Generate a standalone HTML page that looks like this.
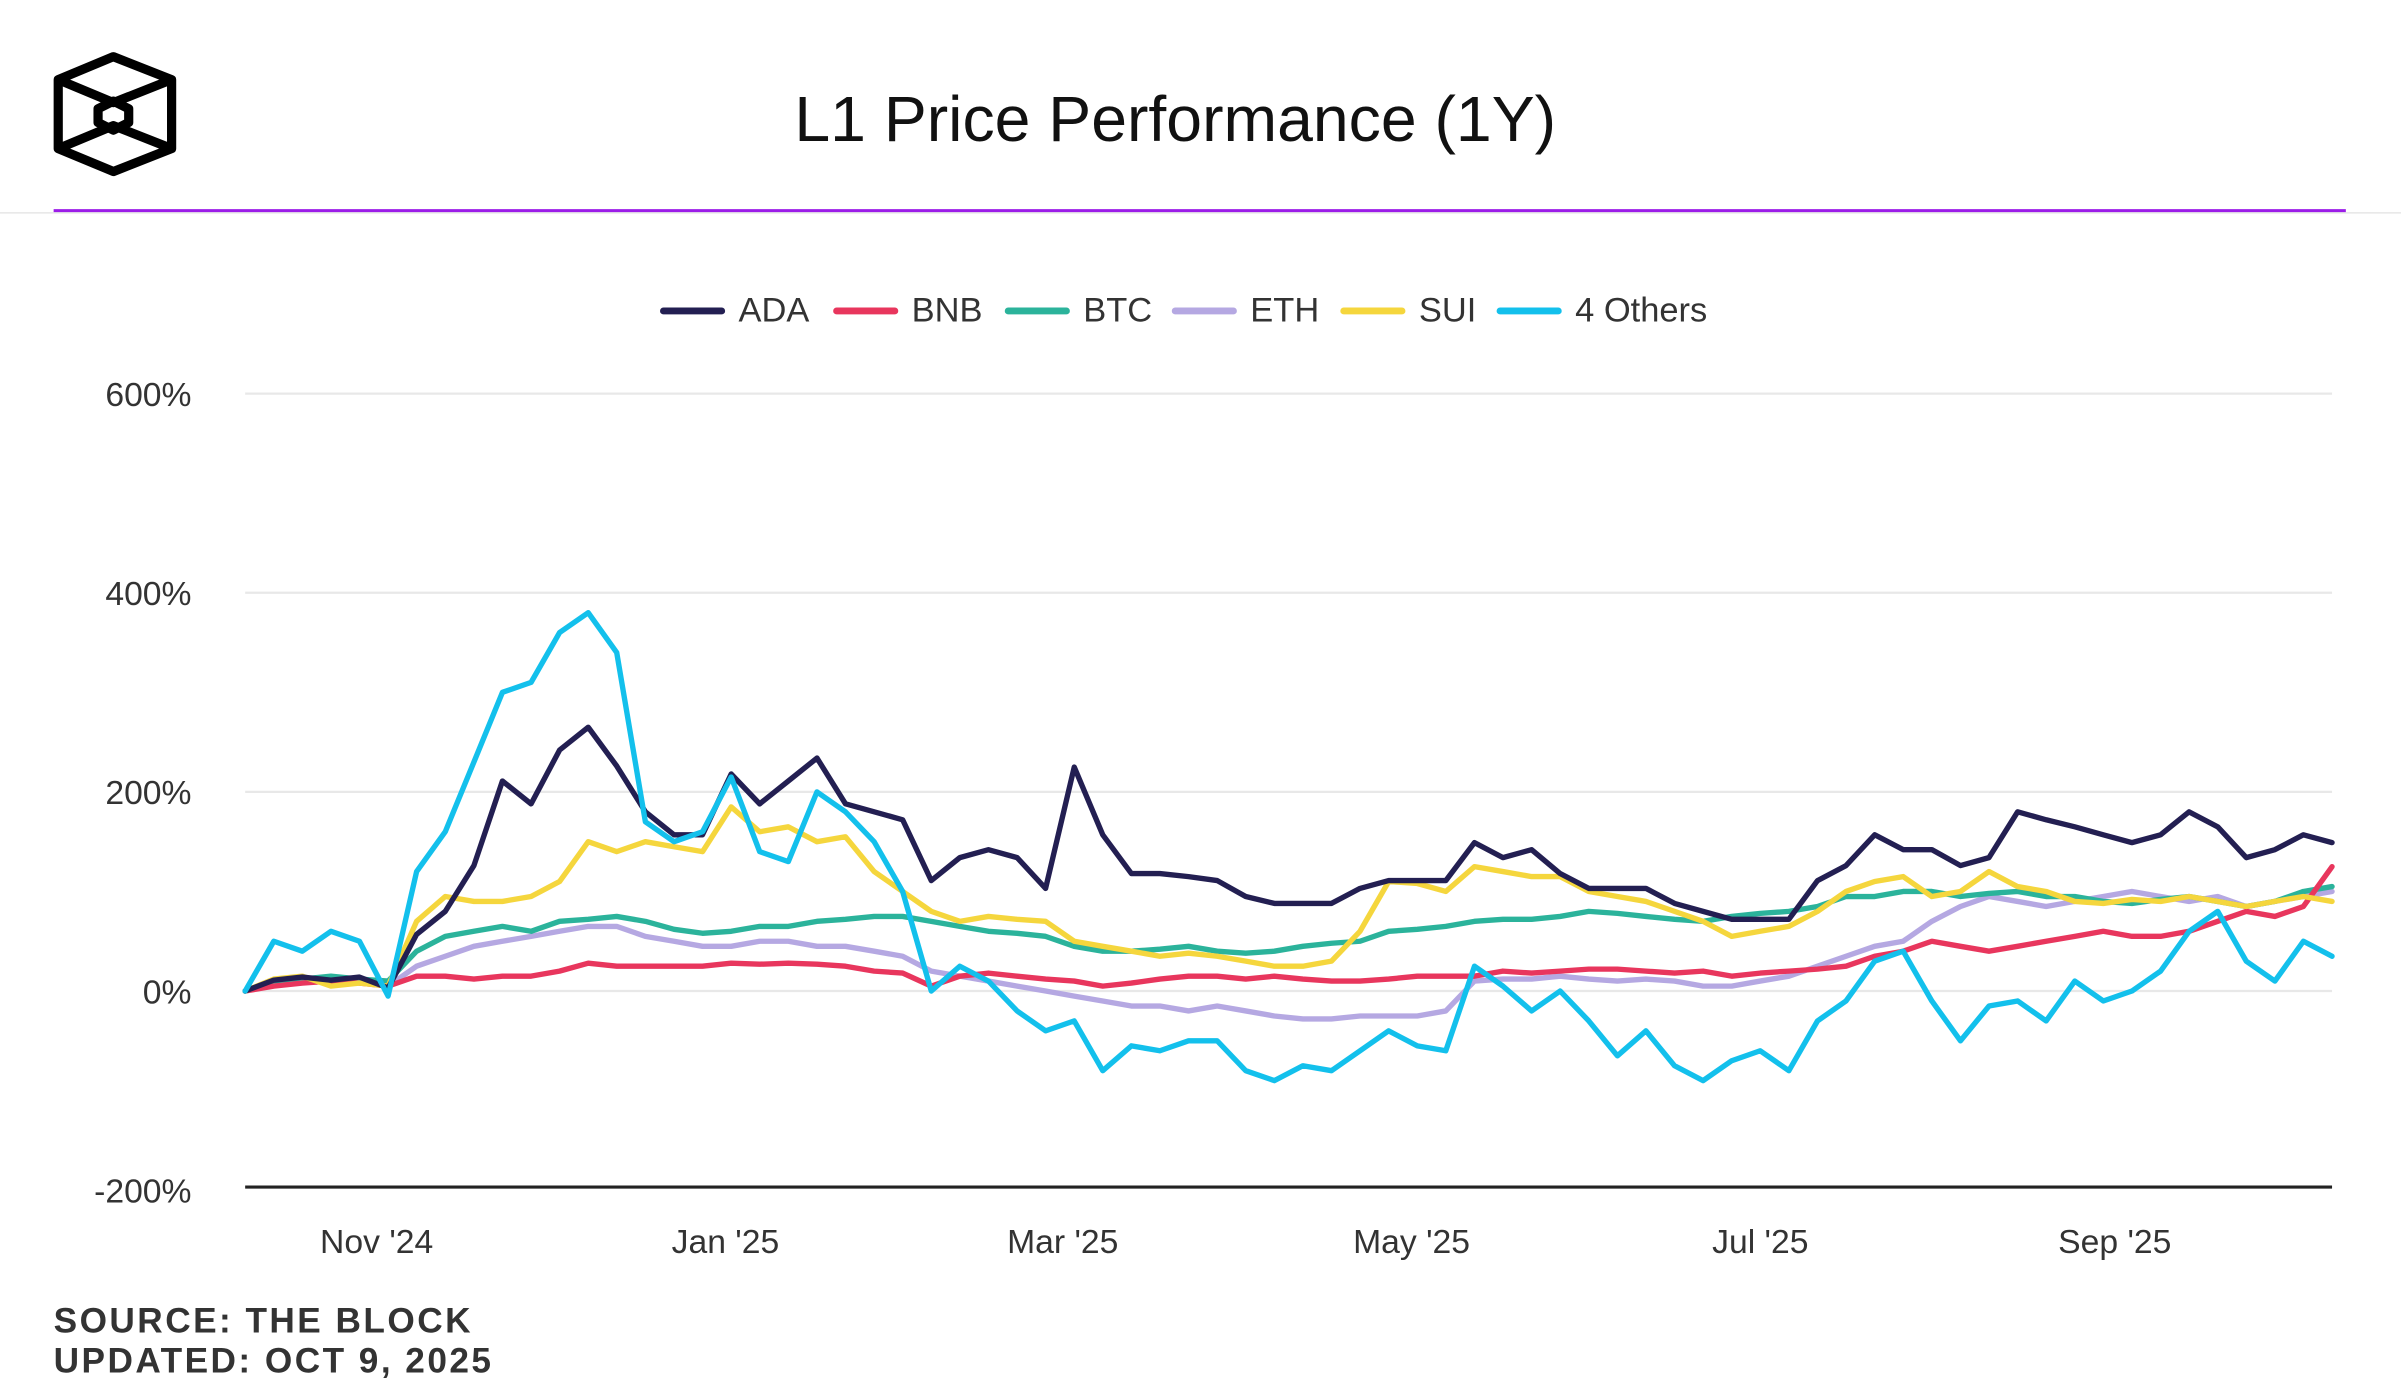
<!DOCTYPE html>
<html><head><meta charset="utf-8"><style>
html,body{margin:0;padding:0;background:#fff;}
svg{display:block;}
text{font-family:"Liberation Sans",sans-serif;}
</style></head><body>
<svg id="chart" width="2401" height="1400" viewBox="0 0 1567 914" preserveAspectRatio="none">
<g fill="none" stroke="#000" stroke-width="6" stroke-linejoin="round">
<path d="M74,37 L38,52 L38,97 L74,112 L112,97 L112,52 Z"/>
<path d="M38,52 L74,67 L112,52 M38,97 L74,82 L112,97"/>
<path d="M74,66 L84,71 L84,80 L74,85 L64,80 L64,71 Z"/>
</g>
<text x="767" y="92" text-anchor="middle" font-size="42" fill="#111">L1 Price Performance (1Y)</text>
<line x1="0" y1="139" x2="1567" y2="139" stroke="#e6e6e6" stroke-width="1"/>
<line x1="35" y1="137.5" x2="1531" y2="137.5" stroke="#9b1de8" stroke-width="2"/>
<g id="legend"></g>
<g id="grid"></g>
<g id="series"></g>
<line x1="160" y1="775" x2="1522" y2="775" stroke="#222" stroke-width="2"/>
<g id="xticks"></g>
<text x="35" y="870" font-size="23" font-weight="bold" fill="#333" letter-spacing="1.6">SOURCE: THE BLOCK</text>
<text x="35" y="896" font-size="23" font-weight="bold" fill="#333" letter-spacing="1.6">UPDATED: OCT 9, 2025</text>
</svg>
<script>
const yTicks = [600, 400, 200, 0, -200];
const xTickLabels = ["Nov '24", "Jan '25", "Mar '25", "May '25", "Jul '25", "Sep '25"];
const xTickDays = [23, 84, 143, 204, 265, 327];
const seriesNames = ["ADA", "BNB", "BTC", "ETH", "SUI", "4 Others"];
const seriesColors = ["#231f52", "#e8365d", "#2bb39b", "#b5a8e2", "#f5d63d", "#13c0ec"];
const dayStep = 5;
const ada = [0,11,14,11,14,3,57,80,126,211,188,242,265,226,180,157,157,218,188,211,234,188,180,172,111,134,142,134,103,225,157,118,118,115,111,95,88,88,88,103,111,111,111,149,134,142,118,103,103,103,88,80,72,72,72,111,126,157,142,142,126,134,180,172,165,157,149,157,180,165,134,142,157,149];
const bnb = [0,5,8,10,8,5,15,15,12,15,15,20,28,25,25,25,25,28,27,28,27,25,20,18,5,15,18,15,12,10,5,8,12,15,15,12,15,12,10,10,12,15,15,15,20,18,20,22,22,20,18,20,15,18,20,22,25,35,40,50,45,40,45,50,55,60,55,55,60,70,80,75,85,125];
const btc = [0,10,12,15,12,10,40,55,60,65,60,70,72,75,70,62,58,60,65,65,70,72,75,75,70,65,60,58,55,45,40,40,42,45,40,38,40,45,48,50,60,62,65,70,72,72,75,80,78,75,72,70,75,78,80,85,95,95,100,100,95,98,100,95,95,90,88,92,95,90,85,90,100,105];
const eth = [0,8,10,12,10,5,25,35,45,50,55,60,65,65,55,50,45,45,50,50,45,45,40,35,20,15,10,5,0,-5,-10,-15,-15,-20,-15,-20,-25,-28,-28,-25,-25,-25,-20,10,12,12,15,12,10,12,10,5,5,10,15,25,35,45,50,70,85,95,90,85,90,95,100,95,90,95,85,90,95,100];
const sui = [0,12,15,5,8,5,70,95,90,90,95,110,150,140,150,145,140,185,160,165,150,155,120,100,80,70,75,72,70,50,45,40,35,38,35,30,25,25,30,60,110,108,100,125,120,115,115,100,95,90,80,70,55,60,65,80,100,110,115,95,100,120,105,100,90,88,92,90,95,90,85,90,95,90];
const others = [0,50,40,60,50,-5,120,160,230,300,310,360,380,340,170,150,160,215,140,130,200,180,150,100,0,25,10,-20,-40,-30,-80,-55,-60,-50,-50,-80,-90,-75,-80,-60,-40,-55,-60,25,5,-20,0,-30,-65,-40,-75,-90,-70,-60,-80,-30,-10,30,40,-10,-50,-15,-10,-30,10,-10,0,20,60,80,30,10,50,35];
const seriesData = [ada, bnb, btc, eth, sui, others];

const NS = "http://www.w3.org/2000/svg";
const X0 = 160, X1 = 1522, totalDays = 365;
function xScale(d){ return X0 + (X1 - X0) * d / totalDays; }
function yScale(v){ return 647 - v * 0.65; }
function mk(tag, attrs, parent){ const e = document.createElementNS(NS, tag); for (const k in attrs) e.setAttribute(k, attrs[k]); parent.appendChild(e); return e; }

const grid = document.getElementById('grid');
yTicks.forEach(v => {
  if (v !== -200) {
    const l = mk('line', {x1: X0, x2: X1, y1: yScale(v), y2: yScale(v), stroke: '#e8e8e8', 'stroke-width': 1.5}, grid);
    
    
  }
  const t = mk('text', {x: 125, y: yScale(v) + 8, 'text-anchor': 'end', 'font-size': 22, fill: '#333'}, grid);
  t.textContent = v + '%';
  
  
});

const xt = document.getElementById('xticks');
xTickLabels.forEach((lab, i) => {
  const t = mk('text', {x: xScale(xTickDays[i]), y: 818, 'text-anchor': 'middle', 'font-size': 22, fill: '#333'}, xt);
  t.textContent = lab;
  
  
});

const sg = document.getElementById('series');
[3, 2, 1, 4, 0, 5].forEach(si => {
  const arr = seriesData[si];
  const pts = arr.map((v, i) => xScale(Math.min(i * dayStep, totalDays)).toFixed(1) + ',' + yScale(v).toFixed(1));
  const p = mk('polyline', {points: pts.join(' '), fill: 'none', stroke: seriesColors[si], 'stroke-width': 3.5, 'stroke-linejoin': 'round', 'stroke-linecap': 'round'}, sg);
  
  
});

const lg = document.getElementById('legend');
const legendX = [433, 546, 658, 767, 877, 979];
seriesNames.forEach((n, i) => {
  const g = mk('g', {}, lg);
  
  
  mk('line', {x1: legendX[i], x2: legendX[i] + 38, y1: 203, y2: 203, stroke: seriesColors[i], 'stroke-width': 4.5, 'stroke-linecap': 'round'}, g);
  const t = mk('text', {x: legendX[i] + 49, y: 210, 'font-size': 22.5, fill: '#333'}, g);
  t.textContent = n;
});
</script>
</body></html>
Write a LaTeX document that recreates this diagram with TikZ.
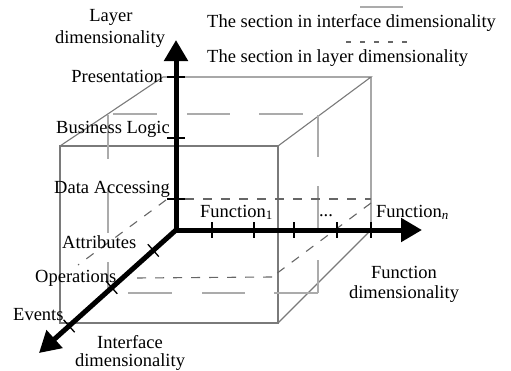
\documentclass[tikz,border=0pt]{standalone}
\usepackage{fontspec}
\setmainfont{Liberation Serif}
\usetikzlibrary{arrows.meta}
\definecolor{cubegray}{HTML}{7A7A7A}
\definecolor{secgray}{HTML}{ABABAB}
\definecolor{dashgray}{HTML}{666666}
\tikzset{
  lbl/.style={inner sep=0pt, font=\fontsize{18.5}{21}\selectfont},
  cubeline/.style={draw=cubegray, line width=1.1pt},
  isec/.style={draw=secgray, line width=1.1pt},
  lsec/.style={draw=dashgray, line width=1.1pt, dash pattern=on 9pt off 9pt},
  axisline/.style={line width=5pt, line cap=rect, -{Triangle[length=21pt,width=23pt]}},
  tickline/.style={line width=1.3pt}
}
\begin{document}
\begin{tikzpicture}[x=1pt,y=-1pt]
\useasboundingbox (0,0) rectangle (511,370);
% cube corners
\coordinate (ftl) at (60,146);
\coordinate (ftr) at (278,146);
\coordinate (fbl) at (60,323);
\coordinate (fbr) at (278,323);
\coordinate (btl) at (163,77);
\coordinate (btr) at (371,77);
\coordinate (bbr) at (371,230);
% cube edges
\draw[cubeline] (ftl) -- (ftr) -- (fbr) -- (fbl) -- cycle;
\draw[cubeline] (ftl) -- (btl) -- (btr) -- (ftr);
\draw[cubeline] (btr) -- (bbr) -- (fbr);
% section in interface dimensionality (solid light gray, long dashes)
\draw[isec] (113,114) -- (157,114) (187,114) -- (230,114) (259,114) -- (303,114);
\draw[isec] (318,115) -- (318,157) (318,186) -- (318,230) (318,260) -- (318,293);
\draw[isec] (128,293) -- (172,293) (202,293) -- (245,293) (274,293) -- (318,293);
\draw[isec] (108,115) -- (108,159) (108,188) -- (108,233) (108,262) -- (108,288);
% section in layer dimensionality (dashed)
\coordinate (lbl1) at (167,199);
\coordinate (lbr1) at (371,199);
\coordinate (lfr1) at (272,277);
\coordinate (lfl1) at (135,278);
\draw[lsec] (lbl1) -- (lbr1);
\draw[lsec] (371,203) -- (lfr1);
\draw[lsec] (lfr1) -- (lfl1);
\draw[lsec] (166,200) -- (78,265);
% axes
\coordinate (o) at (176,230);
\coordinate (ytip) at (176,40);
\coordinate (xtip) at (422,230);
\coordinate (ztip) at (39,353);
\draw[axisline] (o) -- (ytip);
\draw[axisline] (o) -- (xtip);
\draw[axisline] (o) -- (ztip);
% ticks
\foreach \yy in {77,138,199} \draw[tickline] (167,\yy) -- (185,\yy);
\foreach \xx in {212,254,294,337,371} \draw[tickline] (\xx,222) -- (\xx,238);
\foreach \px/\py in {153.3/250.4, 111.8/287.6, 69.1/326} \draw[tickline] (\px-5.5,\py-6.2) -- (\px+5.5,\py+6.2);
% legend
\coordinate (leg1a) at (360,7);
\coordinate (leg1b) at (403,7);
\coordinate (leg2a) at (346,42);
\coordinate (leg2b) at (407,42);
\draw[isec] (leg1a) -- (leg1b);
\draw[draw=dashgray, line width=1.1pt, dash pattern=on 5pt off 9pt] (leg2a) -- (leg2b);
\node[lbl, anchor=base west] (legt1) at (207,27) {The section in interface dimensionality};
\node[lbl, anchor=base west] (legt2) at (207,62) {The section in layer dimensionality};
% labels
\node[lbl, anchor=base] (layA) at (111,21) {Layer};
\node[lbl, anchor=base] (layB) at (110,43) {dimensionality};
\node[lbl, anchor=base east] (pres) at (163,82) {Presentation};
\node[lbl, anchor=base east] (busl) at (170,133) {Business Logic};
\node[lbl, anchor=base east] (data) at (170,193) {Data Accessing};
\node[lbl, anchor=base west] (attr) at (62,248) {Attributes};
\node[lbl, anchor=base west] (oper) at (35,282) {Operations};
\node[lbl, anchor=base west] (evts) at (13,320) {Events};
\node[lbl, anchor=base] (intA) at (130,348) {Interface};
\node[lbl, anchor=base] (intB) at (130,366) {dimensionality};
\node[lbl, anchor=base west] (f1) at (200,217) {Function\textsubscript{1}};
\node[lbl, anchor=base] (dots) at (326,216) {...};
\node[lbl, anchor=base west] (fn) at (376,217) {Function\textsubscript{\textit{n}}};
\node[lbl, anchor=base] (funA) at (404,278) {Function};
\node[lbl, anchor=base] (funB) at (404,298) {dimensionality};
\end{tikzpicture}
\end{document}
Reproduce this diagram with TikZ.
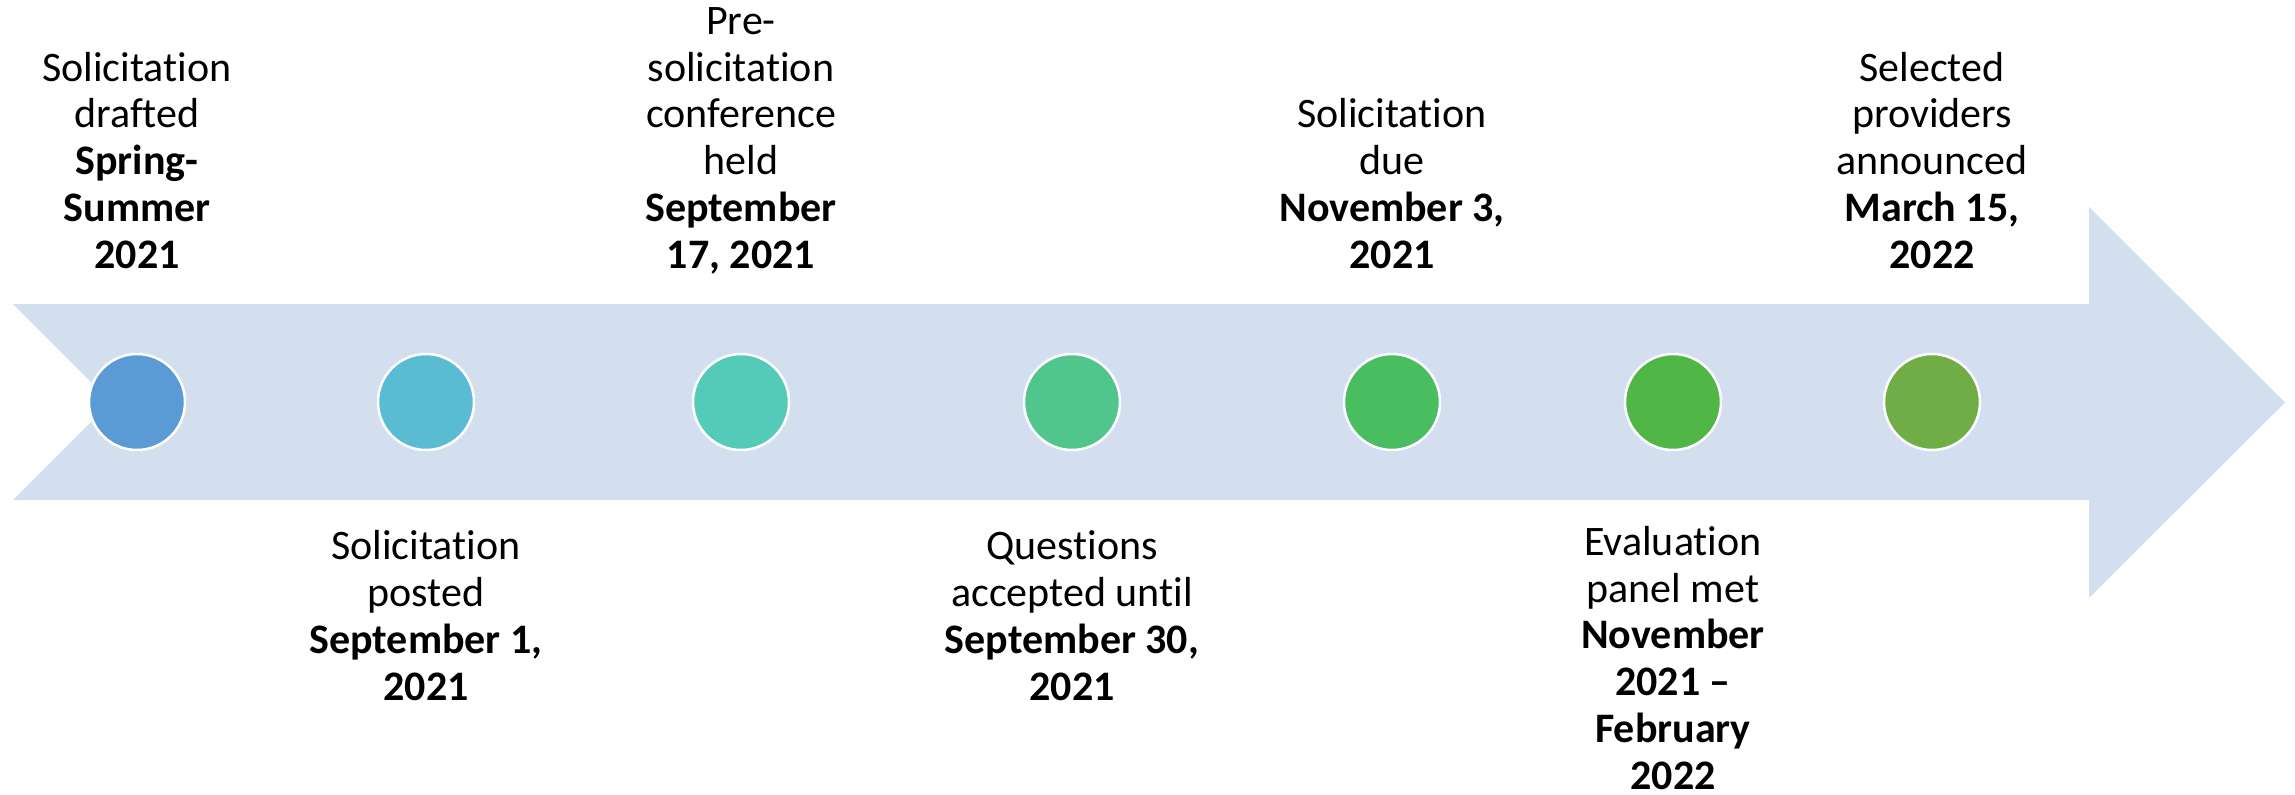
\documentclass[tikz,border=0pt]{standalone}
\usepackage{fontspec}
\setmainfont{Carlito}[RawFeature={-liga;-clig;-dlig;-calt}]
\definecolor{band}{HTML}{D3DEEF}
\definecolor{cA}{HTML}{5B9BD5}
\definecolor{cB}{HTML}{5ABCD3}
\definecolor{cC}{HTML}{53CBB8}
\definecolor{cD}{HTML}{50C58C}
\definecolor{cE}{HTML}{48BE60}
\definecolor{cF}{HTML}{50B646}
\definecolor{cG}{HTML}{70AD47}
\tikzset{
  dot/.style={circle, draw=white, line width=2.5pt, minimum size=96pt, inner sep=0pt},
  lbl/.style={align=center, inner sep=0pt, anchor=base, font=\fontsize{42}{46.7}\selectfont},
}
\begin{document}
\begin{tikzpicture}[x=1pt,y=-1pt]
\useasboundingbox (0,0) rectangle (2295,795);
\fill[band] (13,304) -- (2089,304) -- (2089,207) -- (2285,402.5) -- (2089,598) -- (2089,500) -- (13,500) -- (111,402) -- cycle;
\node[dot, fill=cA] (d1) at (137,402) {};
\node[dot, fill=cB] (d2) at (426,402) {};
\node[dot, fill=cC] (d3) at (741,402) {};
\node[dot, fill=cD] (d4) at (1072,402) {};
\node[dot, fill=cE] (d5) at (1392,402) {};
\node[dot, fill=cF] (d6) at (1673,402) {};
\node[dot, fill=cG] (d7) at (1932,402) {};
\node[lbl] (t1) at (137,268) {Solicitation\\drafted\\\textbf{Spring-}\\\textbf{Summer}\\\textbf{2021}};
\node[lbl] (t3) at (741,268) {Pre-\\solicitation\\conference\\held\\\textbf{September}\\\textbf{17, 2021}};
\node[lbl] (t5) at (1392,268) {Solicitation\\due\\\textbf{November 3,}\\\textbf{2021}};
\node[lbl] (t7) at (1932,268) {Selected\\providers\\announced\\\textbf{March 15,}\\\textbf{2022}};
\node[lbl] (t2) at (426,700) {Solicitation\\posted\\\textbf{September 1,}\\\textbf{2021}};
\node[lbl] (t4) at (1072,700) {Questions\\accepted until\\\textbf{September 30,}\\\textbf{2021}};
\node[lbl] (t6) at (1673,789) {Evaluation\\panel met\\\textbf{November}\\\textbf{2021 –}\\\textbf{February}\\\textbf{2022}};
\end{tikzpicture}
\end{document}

Aim: Among the entries, how many lines include the word "that"? Answer with a single number and nothing further.

Completed task: 2